2025 ISAKOS Biennial Congress ePoster
A Machine Learning-Powered Decision Tool to Predict the Risk of Knee Arthroplasty in Patients with Osteoarthritis Using Plain Radiographs and Routine Clinical Data
Ahmed Elgebaly, MD, PhD, Ottershaw, Surrey UNITED KINGDOM
Atef Abdelrahman Hassan, MD, Cairo, Cairo EGYPT
Rawad K M Hammad, MD, Aylesbury, Buckinghamshire UNITED KINGDOM
Hassan Abdalla, MD, London UNITED KINGDOM
Mohamed A. Imam, MD, MSc, DSportMed, ELD (Oxon), PhD, FRCS, London UNITED KINGDOM
University of East London, London, London, UNITED KINGDOM
FDA Status Not Applicable
Summary
A machine learning-powered decision tool using clinical and imaging data accurately predicts the risk of knee replacement in osteoarthritis patients, with Random Forest and XGBoost models showing the best performance.

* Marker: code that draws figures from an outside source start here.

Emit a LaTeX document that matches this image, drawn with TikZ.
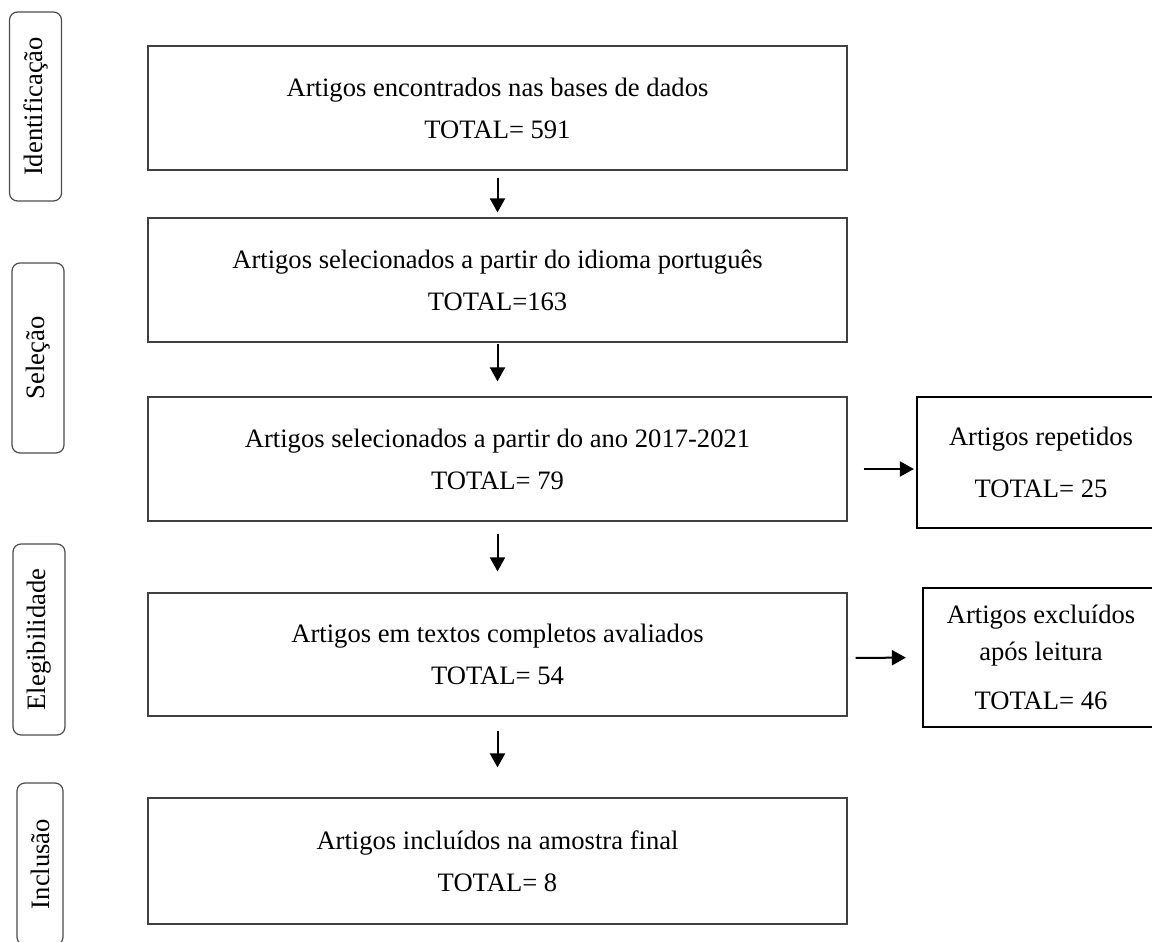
\documentclass[tikz,border=0pt]{standalone}
\usepackage{fontspec}
\setmainfont{Liberation Serif}
\usetikzlibrary{arrows.meta}

\begin{document}
\begin{tikzpicture}
[->,>={Triangle[width=7.5pt,length=7pt]},line width=1pt,x=0.5pt,y=-0.5pt,
font=\fontsize{13.3}{16}\selectfont,
flow block/.style={rectangle,draw=black!75,line width=0.6pt,minimum width=349.5pt,minimum height=62pt,align=center,inner sep=0pt},
side block/.style={rectangle,draw,line width=1.1pt,align=center,inner sep=0pt},
stage/.style={rectangle,rounded corners=4pt,draw=black!70,line width=0.6pt,rotate=90,minimum height=26pt,inner sep=0pt}]
\useasboundingbox (0,0) rectangle (1152,942);
    % fases
    \node[stage,minimum width=94.5pt] (ident) at (35.5,106.5) {Identificação};
    \node[stage,minimum width=95pt] (selec) at (38,358) {Seleção};
    \node[stage,minimum width=95.5pt] (eleg) at (39,639.5) {Elegibilidade};
    \node[stage,minimum width=81pt,minimum height=23pt] (incl) at (40,864) {Inclusão};
    % fluxo principal
    \node[flow block] (found) at (497.5,108) {Artigos encontrados nas bases de dados\\[5pt]TOTAL= 591};
    \node[flow block] (lang) at (497.5,280) {Artigos selecionados a partir do idioma português\\[5pt]TOTAL=163};
    \node[flow block] (years) at (497.5,459) {Artigos selecionados a partir do ano 2017-2021\\[5pt]TOTAL= 79};
    \node[flow block,minimum height=61.5pt] (fulltext) at (497.5,654.5) {Artigos em textos completos avaliados\\[5pt]TOTAL= 54};
    \node[flow block,minimum height=63pt] (final) at (497.5,861) {Artigos incluídos na amostra final\\[5pt]TOTAL= 8};
    \node[side block,minimum width=124pt,minimum height=65.5pt] (repeated) at (1041,462.5) {Artigos repetidos\\[10pt]TOTAL= 25};
    \node[side block,minimum width=118pt,minimum height=69.5pt] (excluded) at (1041,657.5) {Artigos excluídos\\[2.5pt]após leitura\\[8.5pt]TOTAL= 46};
    \path [->](found) edge[shorten <=3.5pt,shorten >=2.5pt] (lang);
    \path [->](lang) edge[shorten <=0.5pt,shorten >=7.5pt] (years);
    \path [->](years) edge[shorten <=6pt,shorten >=10.5pt] (fulltext);
    \path [->](fulltext) edge[shorten <=7pt,shorten >=15pt] (final);
    \path [->]([yshift=-5pt]years.east) edge[shorten <=8pt,shorten >=1pt] ([yshift=-3.25pt]repeated.west);
    \path [->]([yshift=-1.75pt]fulltext.east) edge[shorten <=4pt,shorten >=8pt] (excluded.west);
\end{tikzpicture}
\end{document}
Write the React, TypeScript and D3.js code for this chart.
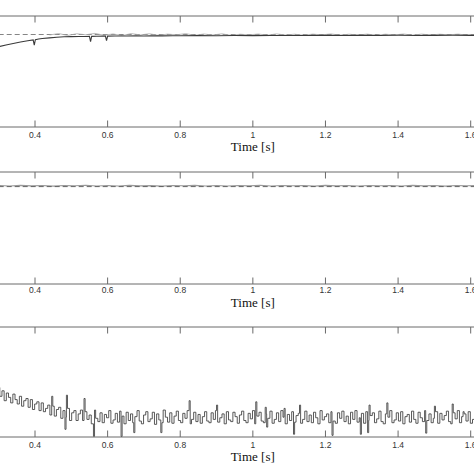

ePosters will be available shortly before Congress
Abstract
Introduction
Osteoarthritis (OA) stands as the most prevalent degenerative joint condition, profoundly affecting patients' mobility and quality of life while also imposing a considerable economic burden worldwide. As the global population ages and obesity rates increase, the incidence of OA is on the rise, leading to an anticipated surge in the demand for knee arthroplasty (KA). Although KA is highly effective, predicting which patients will require this surgery remains a significant challenge in clinical practice. Accurate prediction tools are needed to better inform treatment decisions and optimize patient outcomes. This study aimed to develop a practical machine learning (ML)-powered decision tool to accurately KA risk using a combination of routine clinical data and data from plain radiographs.
Methods
Data of 4,796 patients (12,813 knees) were retrieved from the Osteoarthritis Initiative (OAI) dataset, who were followed for at least five years. A wide range of demographic and clinical variables (such as age, body mass index, functional scores, and 12-Item Short Form Survey) and plain radiographic features (including Kellgren-Lawrence (K-L) grade and Osteoarthritis Research Society International [OARSI] grades) were selected. Missing values were addressed through median imputation for numerical variables and mode imputation for categorical variables. Categorical variables were then encoded using label encoding to facilitate model training. Feature selection was performed using mutual information (MI) scores, identifying the top features most relevant to the target variable. Nine ML models were evaluated using a train-test split (80% training, 20% testing) to predict the risk of 5-year KA. Class imbalance was addressed using the synthetic minority over-sampling technique. Model performance was assessed using precision and area under the receiver operating characteristic curve (AUC).
Results
The dataset comprised 12,813 entries with 52 variables, including clinical, demographic, and radiological features. Across the models, Random Forest (RF) and Gradient Boosting (XGBoost) models emerged as the most reliable for predicting KA. The RF had an accuracy of 94.62%, a precision of 95.24%, and AUC-ROC of 0.96 (95% confidence interval [CI] 0.94 to 0.97). Likewise, the XGBoost had an accuracy of 92.9%, but with a lower precision (73.3%). Nevertheless, the AUC-ROC for this model was 0.89 (95% CI 0.88 to 0.91). The Logistic Regression model achieved a high overall accuracy of 92.74%. However, its ability to detect knee replacement cases (the minority class) was limited, with a precision of 62.9%. The model's AUC-ROC was 0.84 (95% CI 0.81 to 0.88). Other models had lower performance metrics.
Conclusion
The ML-powered decision tool has a clinically relevant utility for predicting the risk of KA in patients with OA using routine clinical data and plain radiographs. RF and XGBoost emerged as the most effective for predicting KA, balancing sensitivity and specificity. The findings suggest that ML-based decision tools can potentially aid in the early identification of OA patients who may require KA.